USDA announced Friday that an atypical case of Bovine Spongiform Encephalopathy (BSE) was confirmed in an approximately five-year-old or older beef cow at a slaughter plant in South Carolina. The animal never entered slaughter channels and at no time presented a risk to the food supply or to human health in the United States. Given the United States’ negligible risk status for BSE, no trade impacts are expected as a result of the finding, the agency said.
USDA Animal and Plant Health Inspection Service’s (APHIS) National Veterinary Services Laboratories (NVSL) confirmed the cow was positive for atypical L-type BSE. The animal was tested as part of APHIS’s routine surveillance of cattle that are deemed unsuitable for slaughter. The radio frequency identification tag present on the animal is associated with a herd in Tennessee. APHIS and veterinary officials in South Carolina and Tennessee are gathering more information during this ongoing investigation.
Atypical BSE generally occurs in older cattle and seems to arise rarely and spontaneously in all cattle populations.
USDA said the latest case is the seventh for the U.S. Of the six previous U.S. cases, the first, in 2003, was a case of classical BSE in a cow imported from Canada; the rest have been atypical (H- or L-type) BSE.
The World Organization for Animal Health (WOAH) recognizes the United States as negligible risk for BSE. As noted in the WOAH guidelines for determining this status, atypical BSE cases do not impact official BSE risk status recognition as this form of the disease is believed to occur spontaneously in all cattle populations at a very low rate. Therefore, this finding of an atypical case will not change the negligible risk status of the United States and should not lead to any trade issues.

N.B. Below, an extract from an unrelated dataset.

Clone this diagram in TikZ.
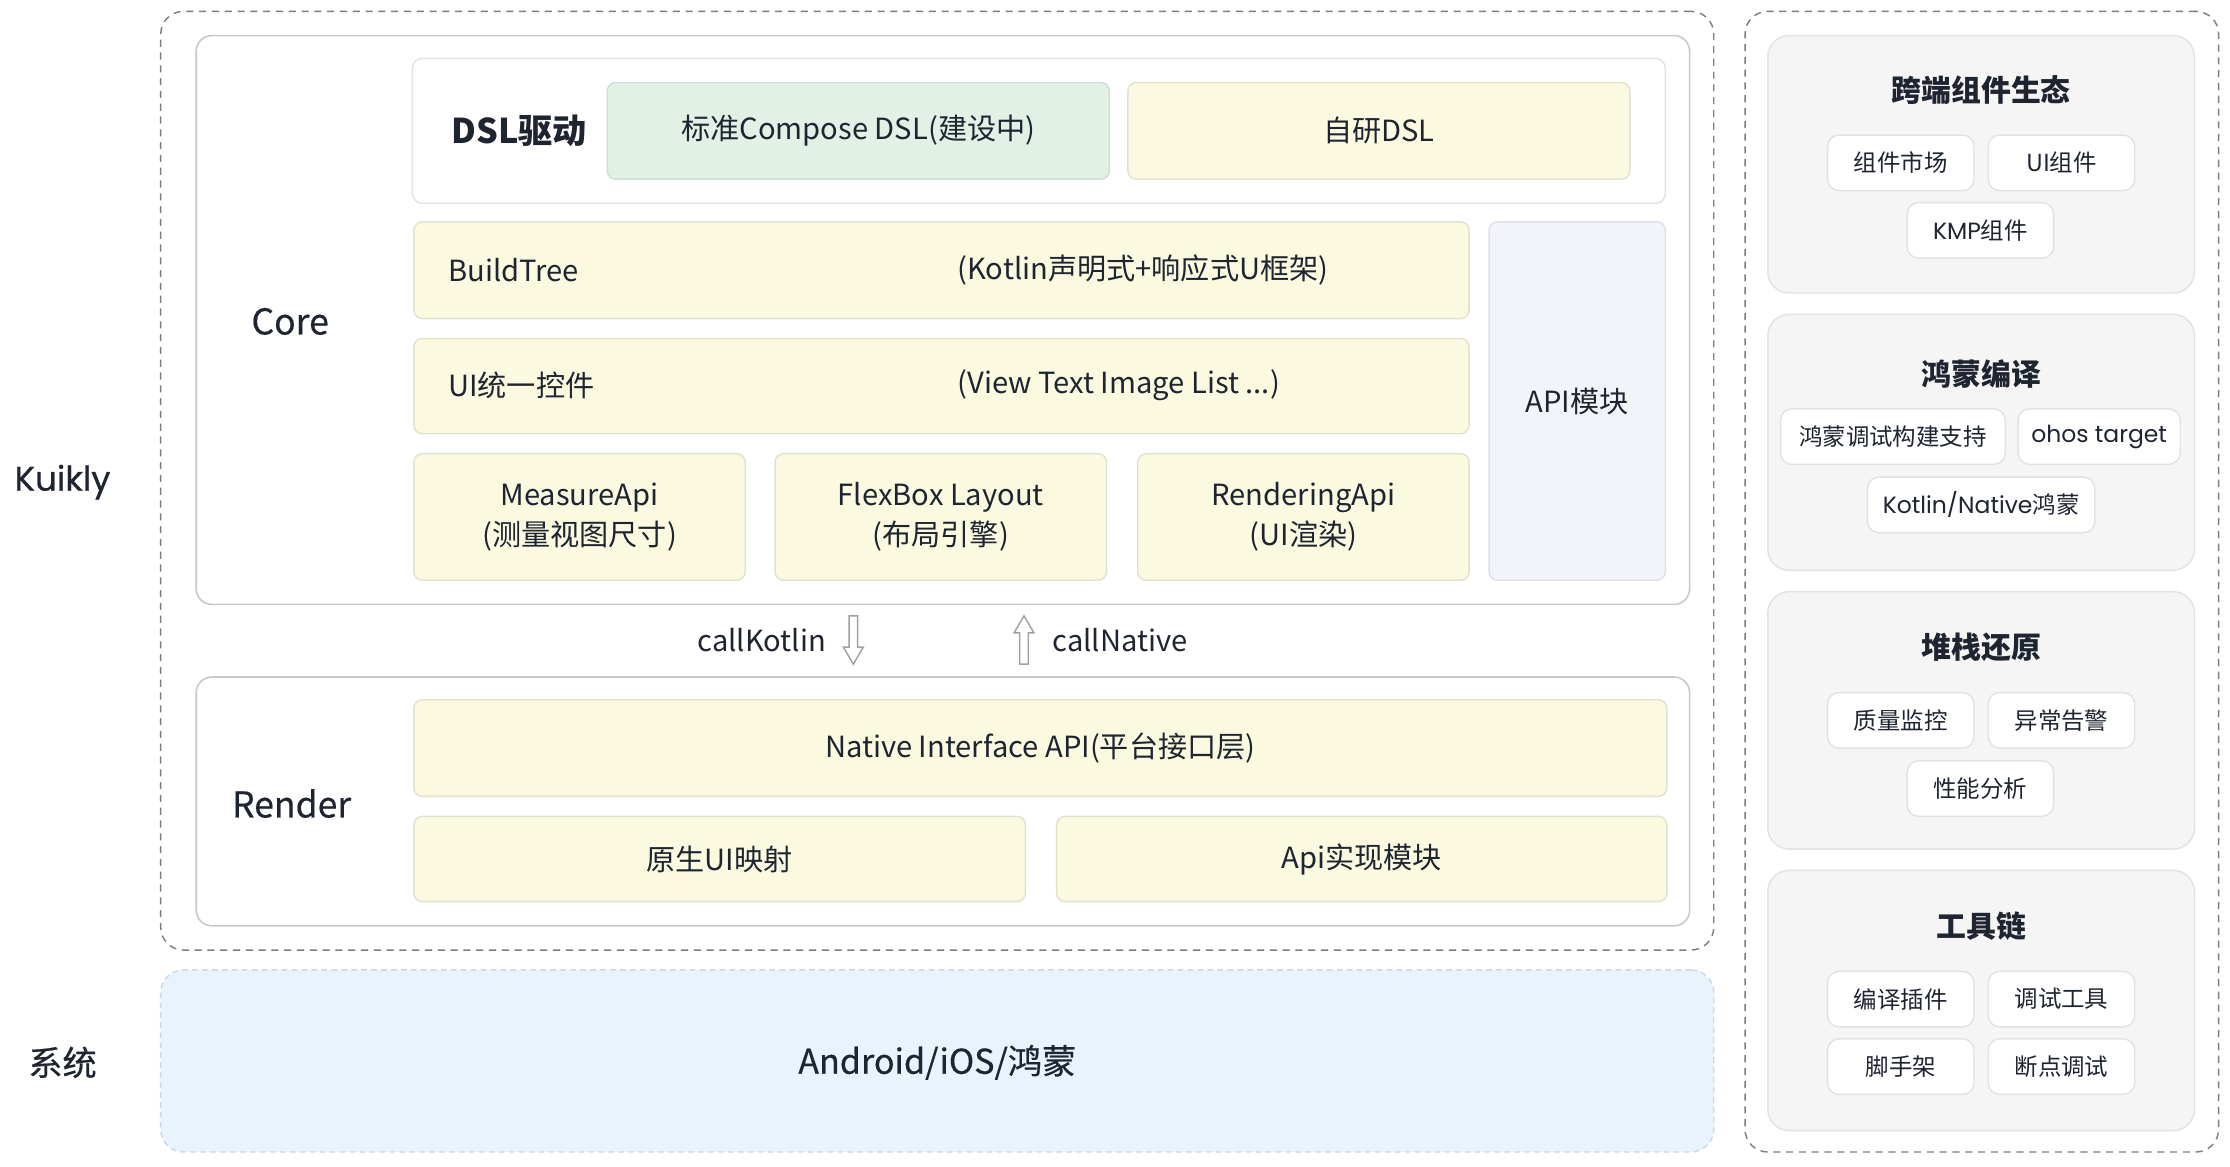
\documentclass[tikz,border=0pt]{standalone}
\usepackage{fontspec}
\setmainfont{Noto Sans CJK SC}
\newfontfamily\pop{Poppins}
\newfontfamily\popm[FakeBold=0.7]{Poppins}
\newfontfamily\cjkm[FakeBold=0.5]{Noto Sans CJK SC}
\definecolor{ink}{RGB}{30,36,48}
\definecolor{yel}{RGB}{251,250,224}
\definecolor{yelb}{RGB}{225,225,208}
\definecolor{grn}{RGB}{226,241,229}
\definecolor{grnb}{RGB}{205,222,210}
\definecolor{lav}{RGB}{243,244,250}
\definecolor{lavb}{RGB}{222,224,232}
\definecolor{cb}{RGB}{200,200,200}
\definecolor{sys}{RGB}{232,243,253}
\definecolor{sysb}{RGB}{205,215,225}
\definecolor{pan}{RGB}{245,245,246}
\definecolor{panb}{RGB}{226,226,228}
\definecolor{dsh}{RGB}{125,125,125}
\definecolor{arrg}{RGB}{160,160,160}
\newcommand\fsz[1]{\fontsize{#1}{#1}\selectfont}
\tikzset{
  x=1pt,y=1pt,
  base/.style={inner sep=0pt, outer sep=0pt, anchor=north west, text=ink},
  dashbox/.style={base, draw=dsh, line width=1pt, dash pattern=on 5pt off 4pt, rounded corners=16pt},
  layer/.style={base, draw=cb, line width=1.1pt, fill=white, rounded corners=11pt},
  ybox/.style={base, fill=yel, draw=yelb, line width=1pt, rounded corners=6pt, font=\fsz{20.5}, align=center},
  gbox/.style={ybox, fill=grn, draw=grnb},
  abox/.style={ybox, fill=lav, draw=lavb},
  sysbox/.style={base, fill=sys, draw=sysb, line width=1pt, dash pattern=on 4pt off 3pt, rounded corners=16pt},
  panel/.style={base, fill=pan, draw=panb, line width=1pt, rounded corners=15pt},
  chip/.style={inner sep=0pt, outer sep=0pt, anchor=center, text=ink, fill=white, draw=panb, line width=1pt, rounded corners=8pt, font=\fsz{16.5}, minimum height=39},
  ptitle/.style={inner sep=0pt, text=ink, font=\fsz{21}\bfseries},
  big/.style={inner sep=0pt, text=ink, font=\fsz{25}\cjkm},
  lbl/.style={inner sep=0pt, text=ink, font=\fsz{20.5}},
  hollow/.style={draw=arrg, fill=white, line width=1pt, line join=miter},
}
\begin{document}
\begin{tikzpicture}
\useasboundingbox (0,0) rectangle (1568,-820);
\fill[white] (0,0) rectangle (1568,-820);

% outer dashed containers
\node[dashbox, minimum width=1092, minimum height=660] (kuikly) at (113,-8) {};
\node[dashbox, minimum width=333, minimum height=802] (eco) at (1227,-8) {};

% side labels
\node[inner sep=0pt, text=ink, font=\fsz{24}\popm] (lk) at (44,-339) {Kuikly};
\node[big, font=\fsz{24}\cjkm] (ls) at (44,-747) {系统};

% Core layer
\node[layer, minimum width=1050, minimum height=400] (core) at (138,-25) {};
\node[big] (lcore) at (204,-226) {Core};
\node[base, fill=white, draw=panb, line width=1pt, rounded corners=7pt, minimum width=881, minimum height=102] (dslrow) at (290,-41) {};
\node[inner sep=0pt, text=ink, font=\fsz{24}\bfseries] (ldsl) at (365,-92) {DSL驱动};
\node[gbox, minimum width=353, minimum height=68] (compose) at (427,-58) {标准Compose DSL(建设中)};
\node[ybox, minimum width=353, minimum height=68] (selfdsl) at (793,-58) {自研DSL};

\node[ybox, minimum width=742, minimum height=68] (bt) at (291,-156) {};
\node[lbl, anchor=west] (btl) at (315,-190) {BuildTree};
\node[lbl, anchor=west] (btr) at (673,-190) {(Kotlin声明式+响应式U框架)};
\node[ybox, minimum width=742, minimum height=67] (ui) at (291,-238) {};
\node[lbl, anchor=west] (uil) at (315,-271) {UI统一控件};
\node[lbl, anchor=west] (uir) at (673,-271) {(View Text Image List ...)};

\node[ybox, minimum width=233, minimum height=89] (measure) at (291,-319) {MeasureApi\\[5pt](测量视图尺寸)};
\node[ybox, minimum width=233, minimum height=89] (flex) at (545,-319) {FlexBox Layout\\[5pt](布局引擎)};
\node[ybox, minimum width=233, minimum height=89] (rendapi) at (800,-319) {RenderingApi\\[5pt](UI渲染)};
\node[abox, minimum width=124, minimum height=252] (api) at (1047,-156) {API模块};

% calls (hollow block arrows)
\coordinate (ak) at (600,-450);
\coordinate (an) at (720,-450);
\draw[hollow] (ak) ++(-3,17) -- ++(0,-22) -- ++(-4,0) -- ++(7,-12) -- ++(7,12) -- ++(-4,0) -- ++(0,22) -- cycle;
\draw[hollow] (an) ++(-3,-17) -- ++(0,22) -- ++(-4,0) -- ++(7,12) -- ++(7,-12) -- ++(-4,0) -- ++(0,-22) -- cycle;
\node[lbl, anchor=east] (lck) at (581,-450) {callKotlin};
\node[lbl, anchor=west] (lcn) at (740,-450) {callNative};

% Render layer
\node[layer, minimum width=1050, minimum height=175] (render) at (138,-476) {};
\node[big] (lrender) at (205,-565) {Render};
\node[ybox, minimum width=881, minimum height=68] (nia) at (291,-492) {Native Interface API(平台接口层)};
\node[ybox, minimum width=430, minimum height=60] (map) at (291,-574) {原生UI映射};
\node[ybox, minimum width=429, minimum height=60] (impl) at (743,-574) {Api实现模块};

% System
\node[sysbox, minimum width=1092, minimum height=128] (sysl) at (113,-682) {};
\node[big, font=\fsz{24}\cjkm] (os) at (659,-747) {Android/iOS/鸿蒙};

% right panels
\node[panel, minimum width=300, minimum height=181] (p1) at (1243,-25) {};
\node[ptitle] (t1) at (1393,-63) {跨端组件生态};
\node[chip, minimum width=103] (c11) at (1336.5,-114.5) {组件市场};
\node[chip, minimum width=103] (c12) at (1449.5,-114.5) {UI组件};
\node[chip, minimum width=103] (c13) at (1392.5,-162) {{\pop KMP}组件};

\node[panel, minimum width=300, minimum height=180] (p2) at (1243,-221) {};
\node[ptitle] (t2) at (1393,-263) {鸿蒙编译};
\node[chip, minimum width=158] (c21) at (1331,-307) {鸿蒙调试构建支持};
\node[chip, minimum width=114] (c22) at (1476,-307) {\pop ohos target};
\node[chip, minimum width=160] (c23) at (1393,-355) {{\pop Kotlin/Native}鸿蒙};

\node[panel, minimum width=300, minimum height=181] (p3) at (1243,-416) {};
\node[ptitle] (t3) at (1393,-455) {堆栈还原};
\node[chip, minimum width=103] (c31) at (1336.5,-506.5) {质量监控};
\node[chip, minimum width=103] (c32) at (1449.5,-506.5) {异常告警};
\node[chip, minimum width=103] (c33) at (1392.5,-554.5) {性能分析};

\node[panel, minimum width=300, minimum height=183] (p4) at (1243,-612) {};
\node[ptitle] (t4) at (1393,-651) {工具链};
\node[chip, minimum width=103] (c41) at (1336.5,-702.5) {编译插件};
\node[chip, minimum width=103] (c42) at (1449.5,-702.5) {调试工具};
\node[chip, minimum width=103] (c43) at (1336.5,-750) {脚手架};
\node[chip, minimum width=103] (c44) at (1449.5,-750) {断点调试};
\end{tikzpicture}
\end{document}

The United States has a longstanding system of interlocking safeguards against BSE that protects public and animal health in the United States, the most important of which is the removal of specified risk materials - or the parts of an animal that would contain BSE should an animal have the disease - from all animals presented for slaughter. The second safeguard is a strong feed ban that protects cattle from the disease. Another important component of our system - which led to this detection - is our ongoing BSE surveillance program that allows USDA to detect the disease if it exists at very low levels in the U.S. cattle population.